IN RE MORRIS

United States District Court, Southern District of Illinois (1993)

Facts

Issue

Holding — Foreman, S.J.

Rule

Reasoning

Deep Dive: How the Court Reached Its Decision

Application of State Law

The court began by addressing the conflict of laws issue, determining which state law applied to the case. It recognized that while Illinois law generally governs transactions involving real estate, the corporation's existence and capacity to act were determined by the law of the state of incorporation, which in this case was Iowa. The court noted that this principle is rooted in the idea that a corporation's rights and obligations derive from the laws of the state that created it. Moreover, the court emphasized that Illinois courts look to the state of incorporation to assess a corporation's legal capacity, particularly regarding its existence following dissolution. Thus, the court concluded that Iowa law, specifically Iowa's corporate survival statute, should govern the analysis of the Morris corporation's ability to convey property despite its involuntary dissolution. This determination was critical to understanding the legality of the conveyance to Intra Illinois, Inc. and Intra USA, Inc.

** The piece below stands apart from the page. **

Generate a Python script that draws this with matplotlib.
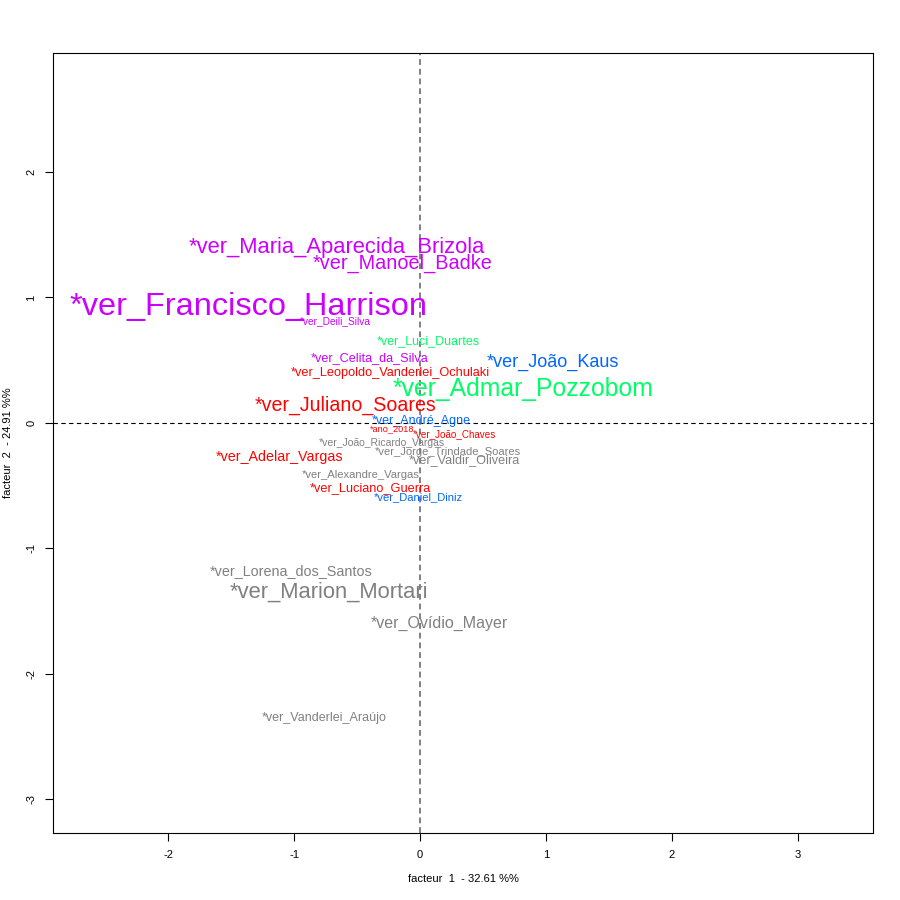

Iowa's Corporate Survival Statute

The court then examined Iowa's corporate survival statute, which allowed a dissolved corporation to continue operating to wind up its affairs, including the authority to convey property. The statute specifically stated that the dissolution did not impair any remedy available against the corporation and allowed it to act for the purpose of winding up its affairs. The bankruptcy court had interpreted this statute to mean that even after involuntary dissolution, the Morris corporation could legally convey its farmland to Intra. The court rejected the appellants' argument that the lack of awareness of the dissolution by the corporate officers invalidated the transfer, stating that the intent to wind up the corporation's affairs was the key factor. The court found that the actions taken by the Morris brothers, including selling farm equipment and transferring land, demonstrated their intention to liquidate the corporation's assets. Consequently, the court affirmed the bankruptcy court's ruling that the conveyance was valid under Iowa law.

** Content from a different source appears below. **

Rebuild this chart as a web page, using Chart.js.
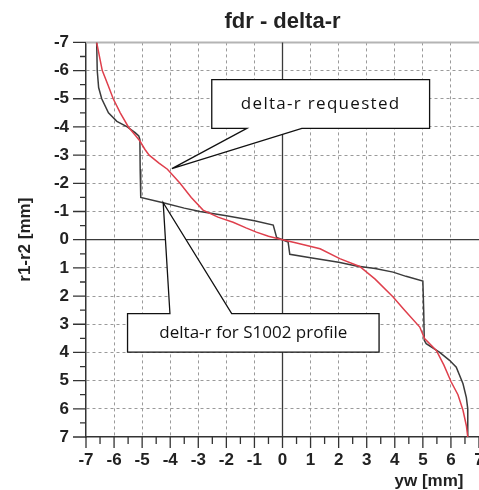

Rejection of Illinois Law Argument

The court further analyzed the appellants' contention that Illinois law should apply, focusing on the differences between the corporate survival statutes of Iowa and Illinois. The appellants argued that Illinois law, which only permitted a corporation to act within a two-year window post-dissolution, should govern the validity of the conveyance. However, the court noted that Illinois law, while applicable to real estate transactions, did not encompass the broader implications of a corporation's existence and authority to act beyond the two-year period. The court emphasized that the Illinois statute was designed as a corporate survival statute rather than a statute of limitations, thus indicating that the duration of a corporation's existence post-dissolution should be governed by the laws of its state of incorporation. In doing so, the court highlighted that the Iowa statute was more permissive, allowing for a longer period during which the corporation could wind up its affairs, including the conveyance of property.

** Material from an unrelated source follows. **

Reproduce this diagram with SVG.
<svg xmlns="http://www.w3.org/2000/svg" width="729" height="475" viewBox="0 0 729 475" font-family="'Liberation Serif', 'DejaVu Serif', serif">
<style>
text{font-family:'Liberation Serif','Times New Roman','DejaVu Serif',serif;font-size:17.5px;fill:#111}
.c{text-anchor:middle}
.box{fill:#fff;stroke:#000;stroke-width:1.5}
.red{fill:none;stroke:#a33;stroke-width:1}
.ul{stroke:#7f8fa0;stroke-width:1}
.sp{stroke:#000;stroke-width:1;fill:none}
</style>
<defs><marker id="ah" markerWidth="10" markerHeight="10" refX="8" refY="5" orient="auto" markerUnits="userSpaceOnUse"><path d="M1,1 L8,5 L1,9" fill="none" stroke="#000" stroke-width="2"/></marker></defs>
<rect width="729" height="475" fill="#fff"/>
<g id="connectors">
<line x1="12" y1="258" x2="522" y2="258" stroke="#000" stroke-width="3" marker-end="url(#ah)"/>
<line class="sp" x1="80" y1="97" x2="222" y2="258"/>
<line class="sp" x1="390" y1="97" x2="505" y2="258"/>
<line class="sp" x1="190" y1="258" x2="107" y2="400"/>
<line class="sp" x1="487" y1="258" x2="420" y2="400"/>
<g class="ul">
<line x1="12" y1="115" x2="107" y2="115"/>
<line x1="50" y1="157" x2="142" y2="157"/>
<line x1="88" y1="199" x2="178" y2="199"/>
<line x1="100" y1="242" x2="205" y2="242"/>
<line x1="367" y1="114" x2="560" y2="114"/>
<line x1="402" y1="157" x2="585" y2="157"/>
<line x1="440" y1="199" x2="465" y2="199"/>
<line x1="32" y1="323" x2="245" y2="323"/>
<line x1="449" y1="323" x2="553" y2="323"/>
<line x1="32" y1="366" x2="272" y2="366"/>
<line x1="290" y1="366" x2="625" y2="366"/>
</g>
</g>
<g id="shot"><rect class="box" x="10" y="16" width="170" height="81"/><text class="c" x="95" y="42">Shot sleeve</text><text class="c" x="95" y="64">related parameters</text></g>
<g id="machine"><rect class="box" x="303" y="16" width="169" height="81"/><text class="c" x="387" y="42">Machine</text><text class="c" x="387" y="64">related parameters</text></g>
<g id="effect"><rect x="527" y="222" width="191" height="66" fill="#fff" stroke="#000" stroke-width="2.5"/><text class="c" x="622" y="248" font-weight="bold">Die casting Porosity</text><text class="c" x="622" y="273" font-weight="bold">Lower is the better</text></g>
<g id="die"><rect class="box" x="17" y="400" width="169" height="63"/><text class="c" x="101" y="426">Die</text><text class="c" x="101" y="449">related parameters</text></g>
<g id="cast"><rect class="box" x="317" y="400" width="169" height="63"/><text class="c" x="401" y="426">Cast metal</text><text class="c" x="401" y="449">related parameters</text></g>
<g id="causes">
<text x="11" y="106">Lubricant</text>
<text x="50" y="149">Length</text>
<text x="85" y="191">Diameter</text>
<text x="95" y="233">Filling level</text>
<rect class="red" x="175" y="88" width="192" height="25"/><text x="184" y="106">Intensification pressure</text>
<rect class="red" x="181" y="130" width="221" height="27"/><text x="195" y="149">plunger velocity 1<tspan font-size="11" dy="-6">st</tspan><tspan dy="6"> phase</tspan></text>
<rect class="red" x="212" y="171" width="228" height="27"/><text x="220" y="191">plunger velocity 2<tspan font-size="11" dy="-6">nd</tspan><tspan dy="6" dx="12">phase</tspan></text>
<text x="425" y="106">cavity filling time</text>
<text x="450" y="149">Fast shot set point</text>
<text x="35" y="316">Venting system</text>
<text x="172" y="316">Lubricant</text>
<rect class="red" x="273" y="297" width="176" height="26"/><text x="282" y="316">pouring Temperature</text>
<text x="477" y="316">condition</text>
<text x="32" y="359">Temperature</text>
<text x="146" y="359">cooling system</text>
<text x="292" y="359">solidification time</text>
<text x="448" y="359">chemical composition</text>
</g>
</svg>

Impact of Lack of Creditor Notice

The court addressed the appellants' argument regarding the necessity of notifying creditors of the corporation's dissolution, referencing the case of Tulsa Professional Collection Services, Inc. v. Pope. The appellants claimed that the lack of notice invalidated the conveyance to Intra, as it did not allow creditors the opportunity to protect their interests. However, the court found that even if notice were required, the transaction would not be rendered void; rather, it could potentially be voidable if a creditor contested it. The court reasoned that the purpose of notifying creditors was to enable them to collect debts owed by the corporation, and it would be unjust to nullify a conveyance made to a creditor of the corporation in favor of the Morris brothers. The court concluded that the transfer was not inherently invalid due to the lack of notice to creditors and reinforced the legitimacy of the conveyance under Iowa's corporate survival statute.

Conclusion

Ultimately, the court affirmed the bankruptcy court's summary judgment in favor of Intra and John Hancock, concluding that the conveyance of the farmland was valid under Iowa law. It held that the bankruptcy court had correctly applied the relevant statutes and established that the Morris corporation was authorized to convey its assets as part of the winding-up process. The court emphasized the importance of recognizing the legal framework established by Iowa law, which allowed for a more extended period for a dissolved corporation to act to conclude its affairs. The ruling highlighted the distinction between the state's authority over corporate existence and the procedural aspects of real estate transactions, affirming the lower court's findings regarding the legitimacy of the property transfer. With this decision, the court reinforced the principle that a corporation's ability to wind up its affairs and convey property is governed by the law of the state of incorporation, even in the face of dissolution.